Verzicht?
Ich ward letztens gefragt, ob ich denn wirklich noch ein paar Jahre "verzichten" will, ich hätte doch so einen schönen Beruf und so viel Mühe und Zeit da reingesteckt. Stimmt, habe ich.
Aber wenn ich mir ansehe, wie Tigergatte zur Zeit auf dem Zahnfleisch geht...
7:45 Aufbruch hier, im Büro so gegen 8:30.
Kurz vor 19 Uhr dann der Anruf "bin jetzt in der Straßenbahn, kannst du für was heißes zu trinken sorgen?"
Dann noch fix was backen, Weihnachtsfeier und ich hatte leider keine Ahnung, was er angekündigt hatte.

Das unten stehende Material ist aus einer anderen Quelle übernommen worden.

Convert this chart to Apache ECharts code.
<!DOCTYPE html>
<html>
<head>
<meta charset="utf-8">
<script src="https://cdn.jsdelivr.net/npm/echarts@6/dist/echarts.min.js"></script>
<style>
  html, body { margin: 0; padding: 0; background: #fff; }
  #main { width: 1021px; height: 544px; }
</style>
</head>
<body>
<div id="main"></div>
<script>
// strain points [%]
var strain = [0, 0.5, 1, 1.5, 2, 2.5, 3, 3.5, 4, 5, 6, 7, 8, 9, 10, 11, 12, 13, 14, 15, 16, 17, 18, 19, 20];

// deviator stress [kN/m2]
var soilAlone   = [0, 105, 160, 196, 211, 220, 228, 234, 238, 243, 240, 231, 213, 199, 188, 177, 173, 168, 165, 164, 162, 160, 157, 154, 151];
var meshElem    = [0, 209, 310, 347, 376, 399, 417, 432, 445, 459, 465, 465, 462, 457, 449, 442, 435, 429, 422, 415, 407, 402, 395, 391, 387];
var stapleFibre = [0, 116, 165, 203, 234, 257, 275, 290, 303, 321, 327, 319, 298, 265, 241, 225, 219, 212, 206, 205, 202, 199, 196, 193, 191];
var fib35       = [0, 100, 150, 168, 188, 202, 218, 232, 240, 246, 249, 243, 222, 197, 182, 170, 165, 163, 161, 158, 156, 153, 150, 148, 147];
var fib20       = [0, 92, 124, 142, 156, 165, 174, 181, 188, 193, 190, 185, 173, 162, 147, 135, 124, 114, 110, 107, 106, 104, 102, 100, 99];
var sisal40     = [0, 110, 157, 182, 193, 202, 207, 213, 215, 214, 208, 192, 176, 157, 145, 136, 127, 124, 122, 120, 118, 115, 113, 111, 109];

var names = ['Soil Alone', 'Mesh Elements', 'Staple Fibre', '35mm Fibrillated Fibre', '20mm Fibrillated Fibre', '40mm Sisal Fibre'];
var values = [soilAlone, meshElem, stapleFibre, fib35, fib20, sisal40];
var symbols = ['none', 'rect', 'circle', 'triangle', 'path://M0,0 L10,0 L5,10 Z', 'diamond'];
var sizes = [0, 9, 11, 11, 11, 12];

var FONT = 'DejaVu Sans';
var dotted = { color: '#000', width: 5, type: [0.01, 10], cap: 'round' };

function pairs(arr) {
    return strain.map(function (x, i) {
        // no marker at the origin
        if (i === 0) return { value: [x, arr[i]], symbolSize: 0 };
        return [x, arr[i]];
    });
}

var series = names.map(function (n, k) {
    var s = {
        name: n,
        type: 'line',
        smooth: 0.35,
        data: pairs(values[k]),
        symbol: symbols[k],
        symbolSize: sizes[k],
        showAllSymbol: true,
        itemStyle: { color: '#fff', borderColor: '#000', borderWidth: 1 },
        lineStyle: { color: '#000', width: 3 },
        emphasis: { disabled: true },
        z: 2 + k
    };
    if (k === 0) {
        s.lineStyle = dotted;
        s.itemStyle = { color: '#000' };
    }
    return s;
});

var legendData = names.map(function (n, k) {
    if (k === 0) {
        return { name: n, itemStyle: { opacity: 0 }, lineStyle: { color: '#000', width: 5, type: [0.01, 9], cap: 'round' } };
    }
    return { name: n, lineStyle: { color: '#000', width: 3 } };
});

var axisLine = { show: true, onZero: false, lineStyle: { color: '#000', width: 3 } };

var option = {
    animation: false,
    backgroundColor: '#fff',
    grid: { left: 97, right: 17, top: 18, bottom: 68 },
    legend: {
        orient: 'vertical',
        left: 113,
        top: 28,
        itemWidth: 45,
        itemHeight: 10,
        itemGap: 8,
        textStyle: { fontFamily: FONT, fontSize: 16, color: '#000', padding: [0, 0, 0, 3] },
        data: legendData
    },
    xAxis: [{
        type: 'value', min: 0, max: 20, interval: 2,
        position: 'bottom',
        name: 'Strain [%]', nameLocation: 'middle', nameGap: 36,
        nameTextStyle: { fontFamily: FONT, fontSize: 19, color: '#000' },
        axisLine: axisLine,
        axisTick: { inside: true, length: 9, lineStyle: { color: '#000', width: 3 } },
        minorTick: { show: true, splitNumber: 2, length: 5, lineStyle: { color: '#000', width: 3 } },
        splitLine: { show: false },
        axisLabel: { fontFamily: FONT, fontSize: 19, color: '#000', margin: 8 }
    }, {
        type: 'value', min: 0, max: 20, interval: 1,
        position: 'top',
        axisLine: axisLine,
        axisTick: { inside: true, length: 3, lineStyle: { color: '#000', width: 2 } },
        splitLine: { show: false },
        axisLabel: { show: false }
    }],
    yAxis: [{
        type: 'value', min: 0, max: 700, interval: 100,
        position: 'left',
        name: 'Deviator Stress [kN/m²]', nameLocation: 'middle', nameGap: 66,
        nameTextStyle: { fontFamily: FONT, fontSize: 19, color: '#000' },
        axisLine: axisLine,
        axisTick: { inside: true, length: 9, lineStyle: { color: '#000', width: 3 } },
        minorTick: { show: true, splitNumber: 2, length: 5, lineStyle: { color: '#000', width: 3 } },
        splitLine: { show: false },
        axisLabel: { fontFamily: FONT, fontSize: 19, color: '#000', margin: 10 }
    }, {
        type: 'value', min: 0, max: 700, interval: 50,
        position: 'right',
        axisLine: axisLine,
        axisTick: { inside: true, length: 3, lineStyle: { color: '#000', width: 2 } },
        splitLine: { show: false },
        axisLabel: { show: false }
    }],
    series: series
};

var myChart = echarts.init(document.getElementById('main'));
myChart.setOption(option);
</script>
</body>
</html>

Das geht jetzt seit ein paar Monate so und wir haben uns schon vor Nr4 gefragt, ob wir es wuppen, wenn ich etwa den gleichen Job hätte. Die Antwort war nein, tun wir nicht. Täten wir auch nicht mit nur einem Kind.

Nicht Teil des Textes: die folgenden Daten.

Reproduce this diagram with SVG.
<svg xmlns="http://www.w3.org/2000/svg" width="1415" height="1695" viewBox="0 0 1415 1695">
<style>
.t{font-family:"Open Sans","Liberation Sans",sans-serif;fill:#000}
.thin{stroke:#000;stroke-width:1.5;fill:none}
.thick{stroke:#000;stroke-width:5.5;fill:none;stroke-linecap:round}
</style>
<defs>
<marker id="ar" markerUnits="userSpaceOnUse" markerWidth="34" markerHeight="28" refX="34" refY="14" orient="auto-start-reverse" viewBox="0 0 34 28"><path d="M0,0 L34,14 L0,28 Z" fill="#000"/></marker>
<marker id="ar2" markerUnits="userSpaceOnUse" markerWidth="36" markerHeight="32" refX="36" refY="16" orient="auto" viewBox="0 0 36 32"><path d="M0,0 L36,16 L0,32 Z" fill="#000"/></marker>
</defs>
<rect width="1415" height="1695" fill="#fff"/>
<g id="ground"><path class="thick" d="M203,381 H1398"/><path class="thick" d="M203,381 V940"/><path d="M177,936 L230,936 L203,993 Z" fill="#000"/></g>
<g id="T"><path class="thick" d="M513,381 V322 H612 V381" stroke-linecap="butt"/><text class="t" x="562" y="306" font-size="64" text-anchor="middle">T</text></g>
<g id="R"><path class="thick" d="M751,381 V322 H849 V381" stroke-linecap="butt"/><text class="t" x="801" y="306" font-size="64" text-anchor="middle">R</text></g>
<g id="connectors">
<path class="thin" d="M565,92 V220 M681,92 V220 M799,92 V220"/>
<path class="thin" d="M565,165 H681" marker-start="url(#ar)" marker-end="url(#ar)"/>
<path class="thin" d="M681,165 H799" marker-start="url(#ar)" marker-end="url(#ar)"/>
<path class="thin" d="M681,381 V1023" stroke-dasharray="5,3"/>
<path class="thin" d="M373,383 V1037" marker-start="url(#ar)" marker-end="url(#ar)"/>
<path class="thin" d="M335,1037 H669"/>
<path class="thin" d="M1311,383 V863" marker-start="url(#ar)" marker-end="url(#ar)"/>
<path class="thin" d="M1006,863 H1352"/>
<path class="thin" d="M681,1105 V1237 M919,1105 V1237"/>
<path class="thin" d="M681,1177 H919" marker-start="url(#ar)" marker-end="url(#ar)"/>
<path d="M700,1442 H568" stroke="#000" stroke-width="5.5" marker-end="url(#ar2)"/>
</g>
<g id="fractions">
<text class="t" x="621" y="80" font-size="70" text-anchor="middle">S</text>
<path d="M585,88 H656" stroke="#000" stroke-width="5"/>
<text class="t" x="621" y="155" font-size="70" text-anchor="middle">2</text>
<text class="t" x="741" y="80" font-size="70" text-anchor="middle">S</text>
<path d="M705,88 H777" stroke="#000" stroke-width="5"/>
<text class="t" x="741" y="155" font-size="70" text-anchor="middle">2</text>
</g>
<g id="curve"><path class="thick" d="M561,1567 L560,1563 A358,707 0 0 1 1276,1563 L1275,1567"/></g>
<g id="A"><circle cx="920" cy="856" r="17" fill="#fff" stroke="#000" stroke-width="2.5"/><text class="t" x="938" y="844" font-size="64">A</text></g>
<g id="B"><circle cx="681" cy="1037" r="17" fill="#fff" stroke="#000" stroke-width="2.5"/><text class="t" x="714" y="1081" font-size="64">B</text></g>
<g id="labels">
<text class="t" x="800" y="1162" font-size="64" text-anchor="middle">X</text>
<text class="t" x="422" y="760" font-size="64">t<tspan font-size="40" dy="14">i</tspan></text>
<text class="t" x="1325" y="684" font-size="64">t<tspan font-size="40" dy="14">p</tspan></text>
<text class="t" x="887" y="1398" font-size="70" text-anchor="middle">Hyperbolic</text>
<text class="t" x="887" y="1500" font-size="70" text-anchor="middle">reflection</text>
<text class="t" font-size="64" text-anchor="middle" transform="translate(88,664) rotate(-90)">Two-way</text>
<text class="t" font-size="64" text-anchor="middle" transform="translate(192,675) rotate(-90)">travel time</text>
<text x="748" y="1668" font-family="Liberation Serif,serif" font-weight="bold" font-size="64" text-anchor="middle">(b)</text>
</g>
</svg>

Ist der Verzicht auf 12-Stunden-plus-Arbeitstage wirklich so ein Opfer? Tigergatte würde grad liebend gern mit mir tauschen.

Urlaub wird nicht nach Bedarf genommen, sondern so, wie das Projekt ihn hergibt. Arbeiten während des Urlaubes ist selbstverständlich, als sein Chef auf die Idee kam, er müsse jetzt den Resturlaub nehmen, aber passen tut das grad gar nicht, also könne er das Paper ja im Urlaub weiterschreiben, dann muß er nur noch zu den Meetings kommen und das wäre doch schon mal was. Sagte Tigergatte, daß wäre tatsächlich was, nämlich nicht drin. Die Vorstellung, im Urlaub jeden Morgen am Rechner zu sitzen, war dann zu viel. Also ward der Urlaub verschoben (und als er dann tatsächlich genommen wurde, waren die Meetings natürlich auch drin, sind sie auch im Jahresendurlaub aller Vorraussicht nach)
Wie man unter den Bedingungen noch den zweiten Elternteil losschicken will, möglichst noch in einer anderen Stadt... ich weiß es nicht.

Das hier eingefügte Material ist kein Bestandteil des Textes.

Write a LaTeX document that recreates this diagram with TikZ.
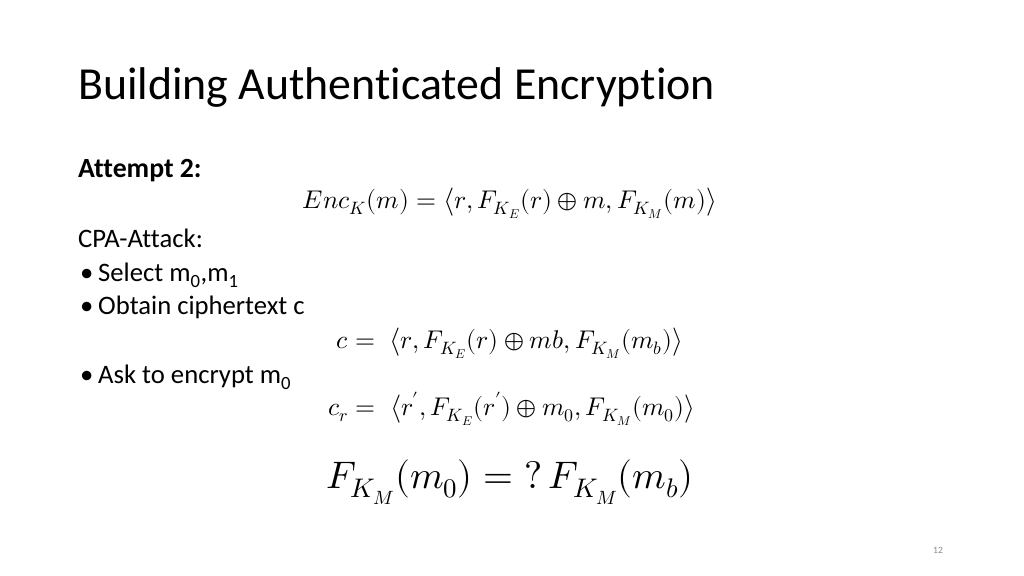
\documentclass[tikz,border=0pt]{standalone}
\usepackage{amsmath}
\usepackage{fontspec}
\usepackage{unicode-math}
\setmainfont{Carlito}[Ligatures=NoCommon]
\setmathfont{Latin Modern Math}
\usepackage{xcolor}
\definecolor{numgray}{RGB}{137,137,137}

\begin{document}
\begin{tikzpicture}[x=0.9375pt,y=-0.9375pt]
\tikzset{
    txt/.style={%
        anchor=base west,
        inner sep=0pt,
        font=\fontsize{25}{30}\selectfont
        },
    eqn/.style={%
        anchor=base,
        inner sep=0pt,
        font=\fontsize{24}{28}\selectfont
        },
}
\useasboundingbox (0,0) rectangle (1024,576);
%%%TITLE
\node[txt, font=\fontsize{43}{48}\selectfont] (title) at (78,100) {Building Authenticated Encryption};
%%%TEXT
\node[txt, font=\fontsize{26}{30}\bfseries] (att) at (78,177) {Attempt 2:};
\node[txt] (cpa) at (78,247) {CPA-Attack:};
\foreach \y/\t [count=\i] in {281/{Select m\textsubscript{0},m\textsubscript{1}},
    314/{Obtain ciphertext c}, 383/{Ask to encrypt m\textsubscript{0}}}{
  \node[txt] (dot\i) at (80,\y) {\textbullet};
  \node[txt] (b\i) at (98,\y) {\t};
}
%%%EQUATIONS
\node[eqn] (enc) at (510,208) {$Enc_K(m)=\big\langle r,F_{K_E}(r)\oplus m,F_{K_M}(m)\big\rangle$};
\node[eqn] (c) at (510,348) {$c=\;\big\langle r,F_{K_E}(r)\oplus mb,F_{K_M}(m_b)\big\rangle$};
\node[eqn] (cr) at (512,415) {$c_r=\;\big\langle r',F_{K_E}(r')\oplus m_0,F_{K_M}(m_0)\big\rangle$};
\node[eqn, font=\fontsize{36}{40}\selectfont] (cmp) at (510,488) {$F_{K_M}(m_0)=?\,F_{K_M}(m_b)$};
%%%PAGE NUMBER
\node[eqn, font=\fontsize{9}{10}\selectfont, text=numgray] (pg) at (938,553) {12};
\end{tikzpicture}
\end{document}
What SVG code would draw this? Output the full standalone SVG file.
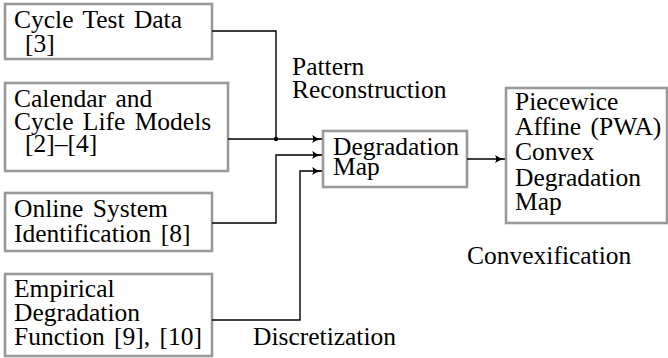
<svg xmlns="http://www.w3.org/2000/svg" width="668" height="358" viewBox="0 0 668 358">
  <style>
    .box { fill: #fff; stroke: #999; stroke-width: 2.6; }
    .lbl { font-family: "Liberation Serif", "Times New Roman", serif; font-size: 25.5px; word-spacing: 3px; fill: #000; }
    .wire { fill: none; stroke: #000; stroke-width: 1.4; }
  </style>
  <defs>
    <marker id="arr" viewBox="0 0 10 8" refX="10" refY="4" markerWidth="10" markerHeight="8" markerUnits="userSpaceOnUse" orient="auto">
      <path d="M0,0 Q4,3.2 10,4 Q4,4.8 0,8 Q2.5,4 0,0 Z" fill="#000"/>
    </marker>
  </defs>
  <rect width="668" height="358" fill="#fff"/>

  <g id="cycle-test-data">
    <rect class="box" x="5" y="4" width="207" height="55"/>
    <text class="lbl" x="14" y="28">Cycle Test Data</text>
    <text class="lbl" x="25" y="52">[3]</text>
  </g>

  <g id="calendar-cycle-models">
    <rect class="box" x="5" y="83" width="223" height="88"/>
    <text class="lbl" x="14" y="107">Calendar and</text>
    <text class="lbl" x="14" y="130">Cycle Life Models</text>
    <text class="lbl" x="25" y="152">[2]–[4]</text>
  </g>

  <g id="online-sysid">
    <rect class="box" x="5" y="193" width="207" height="58"/>
    <text class="lbl" x="14" y="217">Online System</text>
    <text class="lbl" x="14" y="242">Identification [8]</text>
  </g>

  <g id="empirical-function">
    <rect class="box" x="5" y="274" width="207" height="82"/>
    <text class="lbl" x="14" y="297">Empirical</text>
    <text class="lbl" x="14" y="321">Degradation</text>
    <text class="lbl" x="14" y="345">Function [9], [10]</text>
  </g>

  <g id="degradation-map">
    <rect class="box" x="323" y="131" width="144" height="56"/>
    <text class="lbl" x="333" y="155">Degradation</text>
    <text class="lbl" x="333" y="175">Map</text>
  </g>

  <g id="pwa-map">
    <rect class="box" x="506" y="88" width="161" height="135"/>
    <text class="lbl" x="515" y="110">Piecewice</text>
    <text class="lbl" x="515" y="135">Affine (PWA)</text>
    <text class="lbl" x="515" y="160">Convex</text>
    <text class="lbl" x="515" y="186">Degradation</text>
    <text class="lbl" x="515" y="210">Map</text>
  </g>

  <g id="connectors">
    <path class="wire" d="M212,31 H276 V139"/>
    <path class="wire" d="M228,139 H322" marker-end="url(#arr)"/>
    <circle cx="276" cy="139" r="2.2" fill="#000"/>
    <path class="wire" d="M212,223 H276 V155 H322" marker-end="url(#arr)"/>
    <path class="wire" d="M212,320 H300 V171 H322" marker-end="url(#arr)"/>
    <path class="wire" d="M467,159 H505" marker-end="url(#arr)"/>
  </g>

  <g id="edge-labels">
    <text class="lbl" x="292" y="75">Pattern</text>
    <text class="lbl" x="292" y="98">Reconstruction</text>
    <text class="lbl" x="467" y="264">Convexification</text>
    <text class="lbl" x="253" y="345">Discretization</text>
  </g>
</svg>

Was fehlt mir denn am meisten? Das Lästern mit den Jungkollegen während der Konferenzkaffeepausen, das Drumherum von Konferenzen insgesamt (wegfahren, Hotel übernachten, immer noch einen halben Tag frei einplanen, sich die Stadt angucken), der Kick des "Jagens" im Archiv, eine Tür, die ich hinter mir zumachen kann, vorne stehen und stolz sein auf das, was ich zusammengetragen habe.
Was fehlt mir nicht? 12plus-Arbeitstage, Streß mit den lieben Kollegen.

Insgesamt hält sich das Leidenslevel in engen Grenzen bei mir. Sieht bei anderen anders aus, aber das nennt man dann Individualität.